His exploration of the violin is captured in his life’s work, the Relative Violin Project which, beyond instrument making, has involved writing books, radiophonic works, films, the development of extended string techniques, the founding of a semi-fictional violin museum (The Rosenberg Museum), and a plethora of large scale multi-media performances often placing the violin outside of the concert hall.
Jon is committed to encouraging a broader understanding of music. In 1977, he started Australia’s first musician run collective for the promotion and recording of improvised music, Fringe Benefit. In 2002 he set up the Australia Ad Lib website for the ABC, an interactive record of, and guide to Australia’s diverse music-making.
He is also well known for his work with interactive electronics, particularly with his development of the interactive violin bow, or K-Bow.
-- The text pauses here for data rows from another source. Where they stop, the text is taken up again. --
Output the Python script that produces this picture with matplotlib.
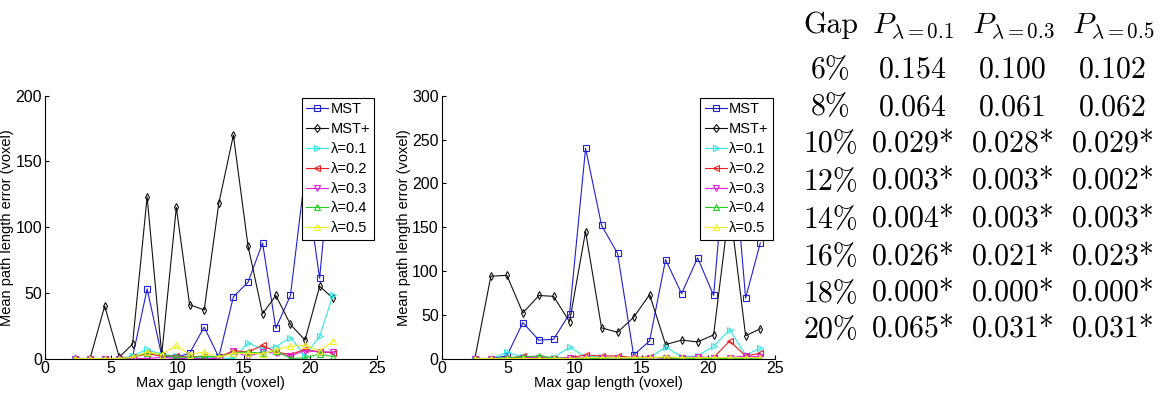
import numpy as np
import matplotlib
matplotlib.use('Agg')
import matplotlib.pyplot as plt

plt.rcParams['font.family'] = ['Liberation Sans', 'DejaVu Sans']
plt.rcParams['mathtext.fontset'] = 'cm'

# ---------------------------------------------------------------------------
# data
# ---------------------------------------------------------------------------
series_names = ['MST', 'MST+', 'λ=0.1', 'λ=0.2', 'λ=0.3', 'λ=0.4', 'λ=0.5']

x_left = [2.3, 3.4, 4.5, 5.6, 6.6, 7.7, 8.8, 9.9, 10.9, 12.0,
          13.1, 14.2, 15.3, 16.4, 17.4, 18.5, 19.6, 20.7, 21.7]
left_mst = [0, 0, 0, 0, 1, 53, 2, 1, 4, 24, 1, 47, 58, 88, 23, 48, 140, 61, 170]
left_mstp = [0, 0, 40, 1, 11, 123, 3, 115, 41, 37, 118, 170, 86, 34, 48, 26, 14, 55, 46]
left_l01 = [0, 0, 0, 0, 2, 7, 3, 2, 1, 0.5, 0.5, 0, 12, 7, 9, 16, 2, 17, 48]
left_l02 = [0, 0, 0, 0, 1, 3.5, 2, 2, 1, 2, 1, 6, 5, 10, 5, 3, 7, 5, 4.5]
left_l03 = [0, 0, 0, 0, 0, 0, 1, 0, 0, 0, 0, 5.5, 1.5, 5, 4, 2, 6, 5, 5]
left_l04 = [0, 0, 0, 0, 1, 4.5, 3, 1, 1, 1.5, 1.5, 4, 5, 4, 6, 0, 0.5, 3.5, 1.5]
left_l05 = [0, 0, 0, 0, 1, 5, 3, 10, 3, 5, 1, 4, 4, 3.5, 6.5, 9.5, 10, 6, 13]

x_right = [2.5, 3.7, 4.9, 6.1, 7.3, 8.4, 9.6, 10.8, 12.0, 13.2,
           14.4, 15.6, 16.8, 18.0, 19.2, 20.4, 21.6, 22.8, 23.9]
right_mst = [0, 0, 3, 41, 21, 22, 51, 240, 152, 120, 4, 20, 113, 74, 115, 72, 285, 69, 132]
right_mstp = [0, 94, 95, 52, 72, 71, 42, 145, 35, 30, 47, 73, 16, 21, 19, 27, 175, 26, 34]
right_l01 = [0, 0, 7, 2, 1, 1, 13, 2, 2, 1, 1, 1, 13, 2, 3, 14, 33, 4, 12]
right_l02 = [0, 0, 0, 3, 1, 0, 1, 4, 3, 3, 1, 2, 0, 1, 1, 1, 20, 3, 6]
right_l03 = [0, 0, 0, 1, 1, 0, 1, 1, 1, 1, 1, 1, 1, 1, 2, 1, 1, 3, 2]
right_l04 = [0, 0, 1, 2, 3, 1, 0, 0, 0, 1, 0, 1, 1, 0, 0, 0, 0, 0, 0]
right_l05 = [0, 0, 0, 0, 0, 0, 0, 1, 1, 1, 1, 1, 2, 1, 1, 1, 1, 1, 1]

gap_labels = ['6%', '8%', '10%', '12%', '14%', '16%', '18%', '20%']
p_01 = ['0.154', '0.064', '0.029*', '0.003*', '0.004*', '0.026*', '0.000*', '0.065*']
p_03 = ['0.100', '0.061', '0.028*', '0.003*', '0.003*', '0.021*', '0.000*', '0.031*']
p_05 = ['0.102', '0.062', '0.029*', '0.002*', '0.003*', '0.023*', '0.000*', '0.031*']

# ---------------------------------------------------------------------------
# styles (MATLAB-ish)
# ---------------------------------------------------------------------------
colors = ['#1f1fd0', '#111111', '#33e6e6', '#e62020', '#e020e0', '#22d022', '#f0f020']
markers = ['s', 'd', '>', '<', 'v', '^', '^']


def draw_panel(ax, x, ys, ymax):
    for y, name, c, m in zip(ys, series_names, colors, markers):
        ax.plot(x, y, color=c, marker=m, markersize=4, markerfacecolor='none',
                markeredgecolor=c, markeredgewidth=0.8, linewidth=0.8, label=name)
    ax.set_xlim(0, 25)
    ax.set_ylim(0, ymax)
    ax.set_xticks(np.arange(0, 26, 5))
    ax.set_yticks(np.arange(0, ymax + 1, 50))
    for s in ['top', 'right']:
        ax.spines[s].set_visible(False)
    ax.spines['left'].set_linewidth(0.8)
    ax.spines['bottom'].set_linewidth(0.8)
    ax.tick_params(direction='in', length=3, width=0.8, labelsize=11.5)
    ax.tick_params(axis='x', pad=2)
    ax.tick_params(axis='y', pad=2)
    ax.set_xlabel('Max gap length (voxel)', fontsize=10.5, labelpad=0)
    ax.set_ylabel('Mean path length error (voxel)', fontsize=10.5, labelpad=1)
    leg = ax.legend(loc='upper right', fontsize=10.5, frameon=True, fancybox=False,
                    framealpha=1, edgecolor='black', borderpad=0.3,
                    labelspacing=0.4, handlelength=1.5, handletextpad=0.15,
                    borderaxespad=0.15, bbox_to_anchor=(1.0, 1.0), markerscale=1.1)
    leg.get_frame().set_linewidth(0.8)


fig = plt.figure(figsize=(11.68, 3.94), dpi=100)
ax1 = fig.add_axes([0.0385, 0.09, 0.284, 0.667])
ax2 = fig.add_axes([0.378, 0.09, 0.2855, 0.667])

draw_panel(ax1, x_left, [left_mst, left_mstp, left_l01, left_l02, left_l03,
                         left_l04, left_l05], 200)
draw_panel(ax2, x_right, [right_mst, right_mstp, right_l01, right_l02, right_l03,
                          right_l04, right_l05], 300)

# ---------------------------------------------------------------------------
# p-value table
# ---------------------------------------------------------------------------
col_x = [831 / 1168, 913 / 1168, 1013 / 1168, 1113 / 1168]
row_base = [78, 115, 152, 190, 228, 265, 302, 338]
fs = 21.5

fig.text(col_x[0], 1 - 33 / 394, 'Gap', fontfamily='cmr10', fontsize=fs,
         ha='center', va='baseline')
for cx, lam in zip(col_x[1:], ['0.1', '0.3', '0.5']):
    fig.text(cx, 1 - 33 / 394, r'$P_{\lambda=%s}$' % lam, fontsize=fs,
             ha='center', va='baseline')

for i in range(len(gap_labels)):
    yb = 1 - row_base[i] / 394
    for cx, txt in zip(col_x, [gap_labels[i], p_01[i], p_03[i], p_05[i]]):
        fig.text(cx, yb, txt, fontfamily='cmr10', fontsize=fs,
                 ha='center', va='baseline')

fig.savefig('out.png', dpi=100)
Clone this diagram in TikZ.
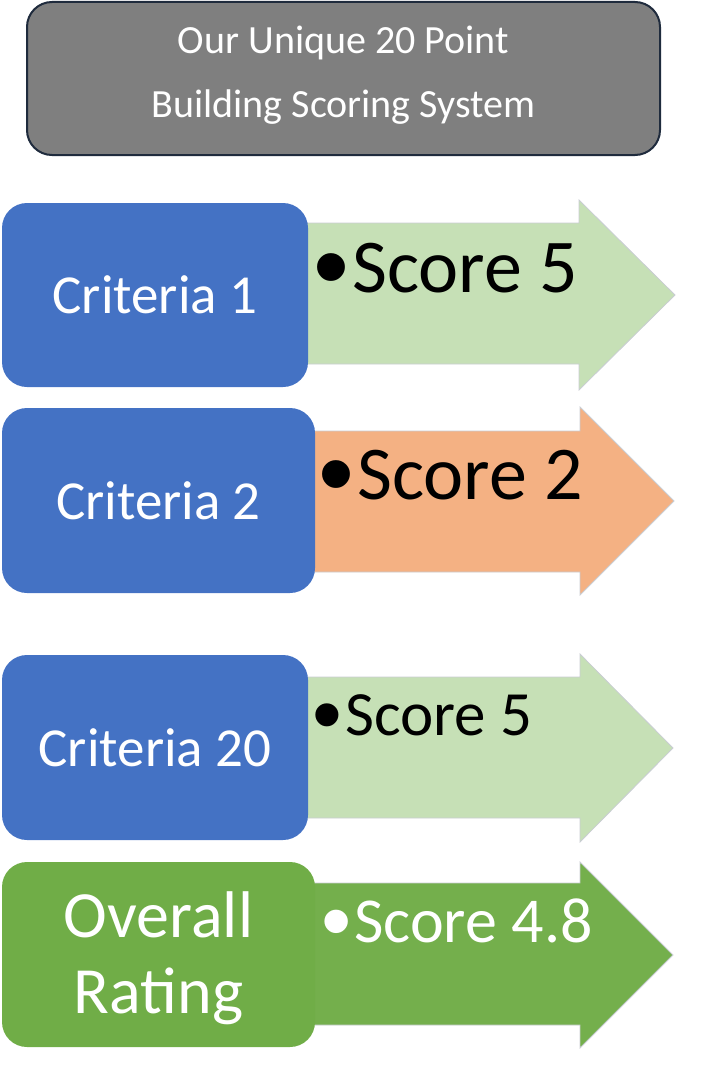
\documentclass[tikz,border=0pt]{standalone}
\usepackage{fontspec}
\setmainfont{Carlito}
\newfontfamily\bulletfont{Liberation Sans}
\newcommand{\bigbullet}{\raisebox{-0.13em}{\scalebox{1.35}{\bulletfont •}}\hspace{0.04em}}
\definecolor{titlegray}{HTML}{7F7F7F}
\definecolor{titleline}{HTML}{1F2B3D}
\definecolor{critblue}{HTML}{4472C4}
\definecolor{lightgreen}{HTML}{C6E0B6}
\definecolor{peach}{HTML}{F4B183}
\definecolor{darkgreen}{HTML}{70AD47}
\definecolor{arrowgreen}{HTML}{74AF4C}
\definecolor{arrowedge}{HTML}{C9CDD3}
\begin{document}
\begin{tikzpicture}[x=1pt,y=-1pt,
  box/.style={rounded corners=25pt, inner sep=0pt, text=white, align=center},
  critbox/.style={box, fill=critblue, font=\fontsize{55}{66}\selectfont},
  arrowshape/.style={draw=arrowedge, line width=0.8pt, line join=miter},
  scoretext/.style={anchor=base west, inner sep=0pt},
  plaintext/.style={inner sep=0pt, text=white},
]
\useasboundingbox (0,0) rectangle (703,1070);

% arrows (drawn first, boxes overlap their left ends)
\draw[arrowshape, fill=lightgreen] (296,223) -- (579,223) -- (579,200) -- (675,295) -- (579,390) -- (579,364) -- (296,364) -- cycle;
\draw[arrowshape, fill=peach] (303,431) -- (580,431) -- (580,407) -- (674,501) -- (580,595) -- (580,572) -- (303,572) -- cycle;
\draw[arrowshape, fill=lightgreen] (296,677) -- (580,677) -- (580,654) -- (673,748) -- (580,842) -- (580,818) -- (296,818) -- cycle;
\draw[arrowshape, fill=arrowgreen] (303,883) -- (580,883) -- (580,862) -- (673,955) -- (580,1048) -- (580,1025) -- (303,1025) -- cycle;

% title
\node[box, fill=titlegray, draw=titleline, line width=2pt, minimum width=633pt, minimum height=153pt] (title) at (343.5,78.5) {};
\node[plaintext, font=\fontsize{40}{64}\selectfont] (titletext) at (343.5,73.2)
  {\begin{tabular}{@{}c@{}}Our Unique 20 Point\\Building Scoring System\end{tabular}};

% criteria boxes
\node[critbox, minimum width=306pt, minimum height=184pt] (c1) at (155,295) {Criteria 1};
\node[critbox, minimum width=313pt, minimum height=185pt] (c2) at (158.5,500.5) {Criteria 2};
\node[critbox, minimum width=306pt, minimum height=185pt] (c20) at (155,747.5) {Criteria 20};
\node[box, fill=darkgreen, minimum width=313pt, minimum height=185pt] (overall) at (158.5,954.5) {};
\node[plaintext, font=\fontsize{66}{76}\selectfont] (overalltext) at (158.5,959.8)
  {\begin{tabular}{@{}c@{}}Overall\\Rating\end{tabular}};

% scores
\node[scoretext, font=\fontsize{76}{90}\selectfont] (s1) at (352,292) {\llap{\bigbullet}Score 5};
\node[scoretext, font=\fontsize{76}{90}\selectfont] (s2) at (357,499) {\llap{\bigbullet}Score 2};
\node[scoretext, font=\fontsize{63}{75}\selectfont] (s20) at (345,735) {\llap{\bigbullet}Score 5};
\node[scoretext, text=white, font=\fontsize{64}{76}\selectfont] (sall) at (354,942) {\llap{\bigbullet}Score 4.8};
\end{tikzpicture}
\end{document}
He has turned sports into musical and mixed-media compositions such as netball games (Team Music), pieces for kites and kayaks, a giant environmental ball piece (Sphere of Influence) and developed a whole chamber orchestra of bicycle-powered musical instruments, Pursuit, which will have a revival in Australia in 2013 as part of the Centenary of Canberra celebrations.
“Jon is a global artist, but one with a deep understanding of Australia; it’s culture, history and physical landscape, which he brings to his work and shares with the world,” says Matthew. “He stands as a role model of courage and persistence for talented artists on the fringes. It is a great honour for us to present him with the Australia Council Don Banks Music Award.”
The Australia Council Don Banks Music Award is presented at the Museum of Western Australia, tonight at 6:30pm, as part of the Tura New Music 2012 program launch.